Lichen Fields & Fog Desert Walk
Explore the lichen fields north of Cape Cross — gravel plains covered in slow-growing lichens that survive entirely on moisture from the coastal fog. These ancient organisms form a fragile crust on the desert surface, creating patterns of grey, green, orange, and yellow. The fog belt ecology is unique to the Namib coast — the cold Benguela Current generates fog that sustains life in one of Earth's driest environments. Walk carefully on the roadside verges (never drive off-road) to examine the lichens up close. Some specimens may be hundreds of years old, and a single tyre track can destroy decades of growth.
Henties Bay Fish Braai
Stop at Henties Bay on the return — a small fishing town 80km north of Swakopmund where angling is a way of life.

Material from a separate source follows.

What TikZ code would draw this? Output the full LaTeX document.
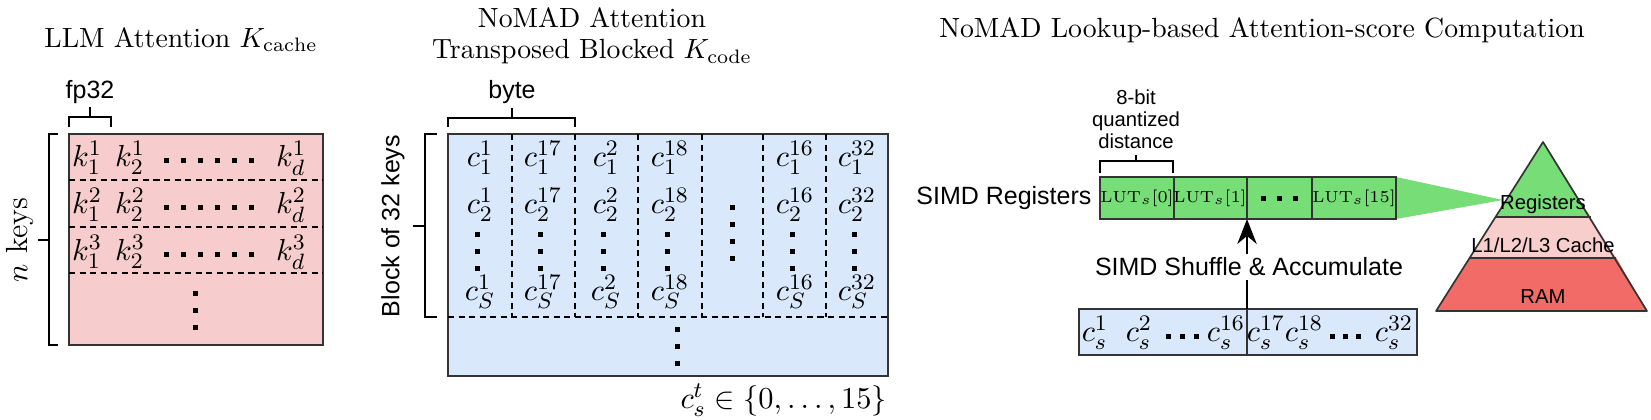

If the anglers have caught fish, you may be invited to join a beach braai — fresh galjoen or steenbras grilled over coals with butter, lemon, and salt. The town has a few simple restaurants and a Spar for supplies. The fishing pier extends into the Atlantic and is a local gathering point. Henties Bay offers an authentic glimpse of small-town Namibia — far from the tourist circuit, where people know each other and the rhythm of life follows the tides and the fish.
Day 6: Kayaking, Dune 7 & Salt Pans
Walvis Bay Kayaking with Seals
Join a kayaking excursion from Walvis Bay (N$700–900, 3 hours) for a water-level encounter with the Benguela Current's marine life. Paddle through flamingo flocks in the lagoon — the birds wade within metres of your kayak — then head into the bay where Cape fur seals swim alongside and pop up next to you with curious expressions. The Pelican Point seal colony is visible from the water, and dolphins occasionally appear in the deeper channels. After the Cape Cross colony experience, seeing seals in the water — graceful, fast, and playful — provides a completely different perspective on these animals. On land they are clumsy; in the water they are balletic.
Salt Pan Photography & Dune 7
Drive the Walvis Bay–Swakopmund coastal road, stopping at the salt works for flamingo and salt pan photography. The geometric patterns of the evaporation pans — pink, white, turquoise — combined with flamingo flocks create surreal, almost abstract images. Continue to Dune 7, the tallest accessible dune near Walvis Bay. Climb the 130-metre sand mountain (20–30 minutes of effort) for summit views over the dune sea, the town, and the Atlantic. Time your climb for late afternoon when the sand glows deep orange and the shadows are long and dramatic. The descent is fast and fun — run or slide down the steep face.
Farewell Seafood Dinner
One final Swakopmund evening. Walk the jetty as the sunset fog rolls in — the iron pier silhouetted against soft gold light, the Atlantic stretching to the horizon, and the Skeleton Coast disappearing north into the mist. Dinner at The Tug for farewell oysters and kingklip, or a last round at the Swakopmund Brewing Company. The week on Namibia's central coast has covered an extraordinary range — 100,000 seals at Cape Cross, flamingos at Walvis Bay, desert creatures in the Namib dunes, and the hauntingly beautiful Skeleton Coast. These experiences define what makes Namibia unique among African destinations.
Day 7: Departure & Onward Adventures
Final Swakopmund Morning
Wake early for a final walk along the Swakopmund beachfront. The morning fog creates an eerie atmosphere — the palm trees along the Mole are silhouettes, the sound of the surf is muffled, and the colonial buildings appear and disappear in the mist. This is quintessential Swakopmund — where the cold Atlantic, the ancient desert, and a century of German heritage converge in one of Africa's most improbable and charming towns. Pick up a final pretzel from Café Anton and a bag of biltong for the road. The Skeleton Coast, Cape Cross, and the Benguela Current ecosystem have provided a week of experiences unlike anything else in Africa.
Onward Travel
From Swakopmund, Namibia's iconic landscapes radiate in every direction. North: the Skeleton Coast continues to Damaraland (desert elephants, Twyfelfontein rock engravings) and Etosha National Park (classic African safari with lion, elephant, rhino). South: Sossusvlei and the red dunes of the Namib-Naukluft Park (5 hours via Solitaire). East: Windhoek (4 hours on the B2) for international flights. Walvis Bay Airport (WVB) handles domestic flights to Windhoek and some charter routes. The week based around Cape Cross has shown you a side of Namibia that most visitors miss — the extraordinary marine ecology of the cold Benguela Current coast.
Carry the Skeleton Coast
Whether you are driving to Sossusvlei, flying to Etosha, or heading home, the Skeleton Coast will stay with you. The image of 100,000 seals heaving on a beach at the edge of the world, flamingos turning a desert lagoon pink, the fog rolling over 55-million-year-old dunes, and the vast silence of the Namib gravel plains — these are experiences that define Namibia. Cape Cross is not just a seal colony; it is a demonstration of how the cold Benguela Current drives an entire ecosystem from plankton to predator, from lichen to flamingo, in one of the planet's most extreme environments.